No pictures go into the copy. Write out exactly the lines below from the one containing "Reproduce this diagram with TikZ." through the one containing "El ritme d'emissió, el".
* * * * * * *
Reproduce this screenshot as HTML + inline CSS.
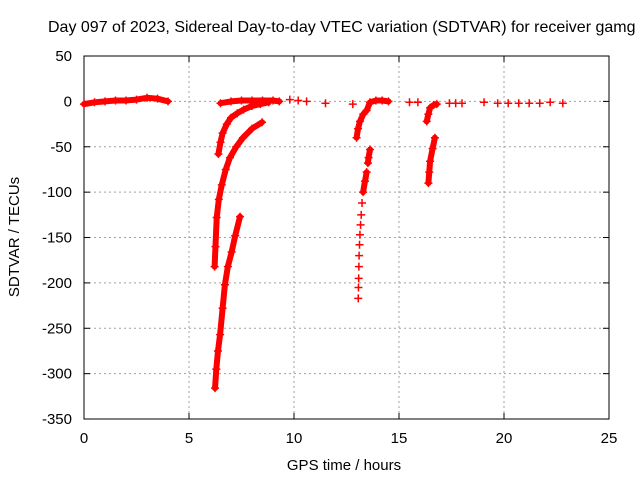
<!DOCTYPE html>
<html><head><meta charset="utf-8"><style>
body{margin:0;background:#fff}
svg{display:block;font-family:"Liberation Sans",sans-serif}
</style></head><body>
<svg id="chart" width="640" height="480" viewBox="0 0 640 480">
<rect x="0" y="0" width="640" height="480" fill="#fff"/>
<g id="grid"></g>
<rect x="84" y="56" width="525" height="363" fill="none" stroke="#000" stroke-width="1"/>
<g id="ticks"></g>
<g id="series"></g>
<text x="48" y="32" font-size="16" fill="#000">Day 097 of 2023, Sidereal Day-to-day VTEC variation (SDTVAR) for receiver gamg</text>
<text x="344" y="470" font-size="15" text-anchor="middle">GPS time / hours</text>
<text transform="translate(19,237) rotate(-90)" font-size="15" text-anchor="middle">SDTVAR / TECUs</text>
</svg>
<script>
const xTicks=[0,5,10,15,20,25];
const yTicks=[50,0,-50,-100,-150,-200,-250,-300,-350];
// [hours, TECU] per trace segment
const seg1=[[0,-3],[0.5,-1],[1,0],[1.5,1],[2,1],[2.5,2],[3,4],[3.5,3],[4,0]];
const seg2=[[6.5,-2],[7,0],[7.5,1],[8,1],[8.5,1],[9,1],[9.3,0]];
const seg3=[[6.4,-58],[6.5,-45],[6.6,-35],[6.8,-25],[7,-18],[7.3,-13],[7.6,-9],[8,-5],[8.4,-3],[8.8,-1]];
const seg4=[[6.22,-182],[6.26,-160],[6.32,-128],[6.42,-108],[6.56,-92],[6.75,-75],[6.95,-62],[7.25,-50],[7.57,-40],[8,-30],[8.48,-23]];
const seg5=[[6.24,-316],[6.3,-295],[6.38,-275],[6.48,-257],[6.6,-228],[6.71,-202],[6.85,-182],[7.03,-166],[7.2,-148],[7.43,-127]];
const seg6=[[9.8,2],[10.2,1],[10.6,0],[11.5,-2],[12.8,-3]];
const seg7=[[13.06,-217],[13.07,-205],[13.08,-195],[13.09,-182],[13.1,-170],[13.12,-158],[13.14,-147],[13.17,-136],[13.2,-125],[13.24,-112]];
const seg7b=[[13.29,-100],[13.38,-88],[13.46,-78]];
const seg7c=[[13.52,-68],[13.55,-62],[13.62,-53]];
const seg8=[[12.98,-40],[13.05,-30],[13.14,-22],[13.3,-14],[13.46,-10],[13.62,-1],[13.9,1],[14.2,1],[14.5,0]];
const seg9=[[16.4,-90],[16.44,-78],[16.48,-66],[16.6,-52],[16.71,-40]];
const seg10=[[16.32,-22],[16.4,-14],[16.48,-7],[16.65,-4],[16.8,-3]];
const seg11=[[15.5,-1],[15.9,-1],[17.4,-2],[17.7,-2],[18,-2],[19.05,-1],[19.7,-2],[20.2,-2],[20.7,-2],[21.2,-2],[21.7,-2],[22.2,-1],[22.8,-2]];
const thick=[seg1,seg2,seg3,seg4,seg5,seg7b,seg7c,seg8,seg9,seg10];
const allSegs=[seg1,seg2,seg3,seg4,seg5,seg6,seg7,seg7b,seg7c,seg8,seg9,seg10,seg11];

const X=h=>84+21*h;
const Y=v=>101.4-0.9075*v;
const NS="http://www.w3.org/2000/svg";
const grid=document.getElementById('grid'),ticks=document.getElementById('ticks'),ser=document.getElementById('series');
function mk(tag,a,p){const e=document.createElementNS(NS,tag);for(const k in a)e.setAttribute(k,a[k]);p.appendChild(e);return e;}
xTicks.forEach(t=>{
  const x=X(t);
  if(t>0&&t<25){const g=mk('line',{x1:x,y1:56,x2:x,y2:419,stroke:'#a0a0a0','stroke-dasharray':'2,3'},grid);
  
  }
  mk('line',{x1:x,y1:419,x2:x,y2:413,stroke:'#000'},ticks);
  mk('line',{x1:x,y1:56,x2:x,y2:62,stroke:'#000'},ticks);
  const l=mk('text',{x:x,y:443,'font-size':15,'text-anchor':'middle'},ticks);l.textContent=t;
  
  
});
yTicks.forEach(t=>{
  const y=Y(t);
  if(t<50&&t>-350){const g=mk('line',{x1:84,y1:y,x2:609,y2:y,stroke:'#a0a0a0','stroke-dasharray':'2,3'},grid);
  
  }
  mk('line',{x1:84,y1:y,x2:90,y2:y,stroke:'#000'},ticks);
  mk('line',{x1:609,y1:y,x2:603,y2:y,stroke:'#000'},ticks);
  const l=mk('text',{x:72,y:y+5,'font-size':15,'text-anchor':'end'},ticks);l.textContent=t;
  
  
});
thick.forEach(s=>{
  const p=mk('polyline',{points:s.map(d=>X(d[0])+','+Y(d[1])).join(' '),fill:'none',stroke:'#f00','stroke-width':6,'stroke-linejoin':'round','stroke-linecap':'round'},ser);
  
  
});
allSegs.forEach(s=>s.forEach(d=>{
  const x=X(d[0]),y=Y(d[1]);
  const m=mk('path',{d:`M${x-4},${y}H${x+4}M${x},${y-4}V${y+4}`,stroke:'#f00','stroke-width':1.5},ser);
  
  
}));
</script>
</body></html>
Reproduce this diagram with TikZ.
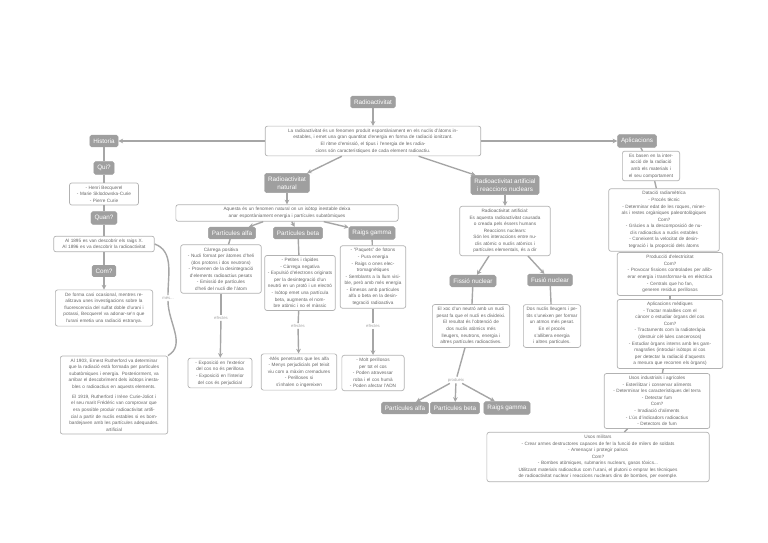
\documentclass[tikz,border=0pt]{standalone}
\usepackage{fontspec}
\setmainfont{Liberation Sans}
\usetikzlibrary{arrows.meta}
\begin{document}
\begin{tikzpicture}[x=0.03cm, y=-0.03cm, align=center,
  concept/.style={fill=gray!75, draw=gray!75, rounded corners=1.5pt, text=white,
    font=\fontsize{5.4}{6.4}\selectfont, inner sep=3pt},
  info/.style={draw=gray!60, fill=white, rounded corners=2pt, line width=.6pt,
    font=\fontsize{4}{5.6}\selectfont, text=gray!80!black, inner sep=2.4pt},
  lbl/.style={font=\fontsize{3.6}{4}\selectfont, text=gray!70, fill=white, inner sep=1pt},
  link/.style={draw=gray!70, line width=1.2pt},
  arr/.style={link, -{Stealth[length=4pt,width=4pt]}}]
\useasboundingbox (0,0) rectangle (768,543);

% Root
\node[concept] (root) at (373,102) {Radioactivitat};
\node[info, text width=6.3cm] (def) at (373,141) {La radioactivitat és un fenomen produït espontàniament en els nuclis d'àtoms
  inestables, i emet una gran quantitat d'energia en forma de radiació ionitzant.\\
  El ritme d'emissió, el tipus i l'energia de les radiacions són característiques de cada element radioactiu.};

% Historia
\node[concept] (hist) at (104,141) {Historia};
\node[concept] (qui) at (104,168) {Qui?};
\node[info, text width=1.9cm] (noms) at (104,194) {- Henri Becquerel\\ - Marie Sklodowska-Curie\\ - Pierre Curie};
\node[concept] (quan) at (104,218) {Quan?};
\node[info, text width=2.85cm] (dates) at (104,244) {Al 1895 es van descobrir els raigs X.\\ Al 1896 es va descobrir la radioactivitat};
\node[concept] (com) at (104,271) {Com?};
\node[info, text width=2.75cm] (casual) at (104,308) {De forma casi ocasional, mentres realitzava unes investigacions sobre la fluorescencia del sulfat doble d'urani i potassi, Becquerel va adonar-se'n que l'urani emetia una radiació estranya.};
\node[info, text width=3.05cm] (rutherford) at (114,395) {Al 1903, Ernest Rutherford va determinar que la radiació està formada per partícules subatòmiques i energia. Posteriorment, va arribar el descobriment dels isòtops inestables o radioactius en aquests elements.\\[3pt]
  El 1919, Rutherford i Irène Curie-Joliot i el seu marit Frédéric van comprovar que era possible produir radioactivitat artificial a partir de nuclis estables si es bombardejaven amb les partícules adequades.\\ artificial};
\node[lbl] (mes) at (168,298) {més...};

% Radioactivitat natural
\node[concept] (nat) at (287,183) {Radioactivitat\\ natural};
\node[info, text width=6.5cm] (natdef) at (287,213) {Aquesta és un fenomen natural on un isòtop inestable deixa anar espontàniament energia i partícules subatòmiques};
\node[concept] (alfa) at (232,233) {Partícules alfa};
\node[concept] (beta) at (298,233) {Partícules beta};
\node[concept] (gamma) at (372,233) {Raigs gamma};
\node[info, text width=2.25cm] (alfat) at (221,269) {Càrrega positiva\\ - Nucli format per àtomes d'heli (dos protons i dos neutrons)\\ - Provenen de la desintegració d'elements radioactius pesats\\ - Emissió de partícules d'heli del nucli dle l'àtom};
\node[info, text width=1.95cm] (betat) at (300,283) {- Petites i ràpides\\ - Càrrega negativa\\ - Expulsió d'electrons originats per la desintegració d'un neutró en un protó i un electró\\ - Isòtop emet una partícula beta, augmenta el nombre atòmic i no el màssic};
\node[info, text width=1.8cm] (gammat) at (373,277) {- "Paquets" de fotons\\ - Pura energia\\ - Raigs o ones electromagnètiques\\ - Semblants a la llum visible, però amb més energia\\ - Emesos amb partícules alfa o beta en la desintegració radioactiva};
\node[lbl] (ef1) at (221,318) {efectes};
\node[lbl] (ef2) at (298,326) {efectes};
\node[lbl] (ef3) at (373,326) {efectes};
\node[info, text width=1.75cm] (alfae) at (220,373) {- Exposició en l'exterior del cos no és perillosa\\ - Exposició en l'interior del cos és perjudicial};
\node[info, text width=2.1cm] (betae) at (299,372) {-Més penetrants que les alfa\\ - Menys perjudicials pel teixit viu com a màxim cremadures\\ - Perilloses si s'inhalen o ingereixen};
\node[info, text width=1.7cm] (gammae) at (373,373) {- Molt perillosos per tot el cos\\ - Poden atravessar roba i el cos humà\\ - Poden afectar l'ADN};

% Radioactivitat artificial
\node[concept] (art) at (505,185) {Radioactivitat artificial\\ i reaccions nuclears};
\node[info, text width=2.55cm] (artdef) at (505,231) {Radioactivitat artificial:\\ Es aquesta radioactivitat causada o creada pels éssers humans\\ Reaccions nuclears:\\ Són les interaccions entre nuclis atòmic o nuclis atòmics i partícules elementals, és a dir};
\node[concept] (fissio) at (473,281) {Fissió nuclear};
\node[concept] (fusio) at (550,280) {Fusió nuclear};
\node[info, text width=2.15cm] (fissiot) at (471,326) {El xoc d'un neutró amb un nucli pesat fa que el nucli es divideixi.\\ El resultat és l'obtenció de dos nuclis atòmics més lleugers, neutrons, energia i altres partícules radioactives.};
\node[info, text width=1.55cm] (fusiot) at (552,326) {Dos nuclis lleugers i petits s'uneixen per formar un atmos més pesat.\\ En el procés s'allibera energia i altres partícules.};
\node[lbl] (prod) at (456,380) {produeix};
\node[concept] (alfa2) at (405,408) {Partícules alfa};
\node[concept] (beta2) at (455,408) {Partícules beta};
\node[concept] (gamma2) at (507,408) {Raigs gamma};

% Aplicacions
\node[concept] (apl) at (637,141) {Aplicacions};
\node[info, text width=1.55cm] (apldef) at (651,166) {Es basen en la interacció de la radiació amb els materials i el seu comportament};
\node[info, text width=3.15cm] (datacio) at (664,220) {Datació radiamètrica\\ - Procés tècnic\\ - Determinar edat de les roques, minerals i restes orgàniques paleontològiques\\ Com?\\ - Gràcies a la descomposició de nuclis radioactius a nuclis estables\\ - Coneixent la velocitat de desintegració i la proporció dels àtoms};
\node[info, text width=3.0cm] (electr) at (670,274) {Producció d'electricitat\\ Com?\\ - Provocar fissions controlades per alliberar energia i transformar-la en elèctrica\\ - Centrals que ho fan, generen residus perillosos};
\node[info, text width=3.0cm] (medic) at (670,334) {Aplicacions mèdiques\\ - Tractar malalties com el càncer o estudiar òrgans del cos\\ Com?\\ - Tractaments com la radioteràpia (destruir cèl·lules cancerosos)\\ - Estudiar òrgans interns amb les gammagrafies (introduir isòtops al cos per detectar la radiació d'aquests a mesura que recorren els òrgans)};
\node[info, text width=3.0cm] (indus) at (657,401) {Usos industrials i agrícoles\\ - Esterilitzar i conservar aliments\\ - Determinar les característiques del terra\\ - Detectar fum\\ Com?\\ - Irradiació d'aliments\\ - L'ús d'indicadors radioactius\\ - Detectors de fum};
\node[info, text width=6.5cm] (milit) at (598,457) {Usos militars\\ - Crear armes destructores capaces de fer la funció de milers de soldats\\ - Amenaçar i protegir països\\ Com?\\ - Bombes atòmiques, submarins nuclears, gasos tòxics...\\ Utilitzant materials radioactius com l'urani, el plutoni o emprar les tècniques de radioactivitat nuclear i reaccions nuclears dins de bombes, per exemple.};

% Connections
\draw[arr] (root) -- (def);
\draw[arr] (def) -- (hist);
\draw[arr] (def) -- (apl);
\draw[arr] (def) -- (nat);
\draw[arr] (def) -- (art);
\foreach \a/\b in {hist/qui, qui/noms, noms/quan, quan/dates, dates/com}
  \draw[link] (\a) -- (\b);
\draw[arr] (com) -- (casual);
\draw[link] (dates.east) to[out=-20, in=90] (mes);
\draw[link] (mes) to[out=-90, in=30] (rutherford.north east);
\draw[arr] (nat) -- (natdef);
\foreach \n in {alfa, beta, gamma} \draw[arr] (natdef) -- (\n);
\foreach \n in {alfa, beta, gamma} \draw[link] (\n) -- (\n t);
\foreach \n/\e in {alfa/ef1, beta/ef2, gamma/ef3} {
  \draw[link] (\n t) -- (\e);
  \draw[arr] (\e) -- (\n e);
}
\draw[arr] (art) -- (artdef);
\draw[arr] (artdef) -- (fissio);
\draw[arr] (artdef) -- (fusio);
\draw[link] (fissio) -- (fissiot);
\draw[link] (fusio) -- (fusiot);
\draw[link] (fissiot) -- (prod);
\foreach \n in {alfa2, beta2, gamma2} \draw[arr] (prod) -- (\n);
\draw[link] (apl) -- (apldef);
\foreach \a/\b in {apldef/datacio, datacio/electr, electr/medic, medic/indus, indus/milit}
  \draw[link] (\a) -- (\b);
\end{tikzpicture}
\end{document}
* * * * * * *
Written response:
Reproduce this diagram with TikZ.
\documentclass[tikz,border=0pt]{standalone}
\usepackage{fontspec}
\setmainfont{Liberation Sans}
\usetikzlibrary{arrows.meta}
\begin{document}
\begin{tikzpicture}[x=0.03cm, y=-0.03cm, align=center,
  concept/.style={fill=gray!75, draw=gray!75, rounded corners=1.5pt, text=white,
    font=\fontsize{5.4}{6.4}\selectfont, inner sep=3pt},
  info/.style={draw=gray!60, fill=white, rounded corners=2pt, line width=.6pt,
    font=\fontsize{4}{5.6}\selectfont, text=gray!80!black, inner sep=2.4pt},
  lbl/.style={font=\fontsize{3.6}{4}\selectfont, text=gray!70, fill=white, inner sep=1pt},
  link/.style={draw=gray!70, line width=1.2pt},
  arr/.style={link, -{Stealth[length=4pt,width=4pt]}}]
\useasboundingbox (0,0) rectangle (768,543);

% Root
\node[concept] (root) at (373,102) {Radioactivitat};
\node[info, text width=6.3cm] (def) at (373,141) {La radioactivitat és un fenomen produït espontàniament en els nuclis d'àtoms
  inestables, i emet una gran quantitat d'energia en forma de radiació ionitzant.\\
  El ritme d'emissió, el tipus i l'energia de les radiacions són característiques de cada element radioactiu.};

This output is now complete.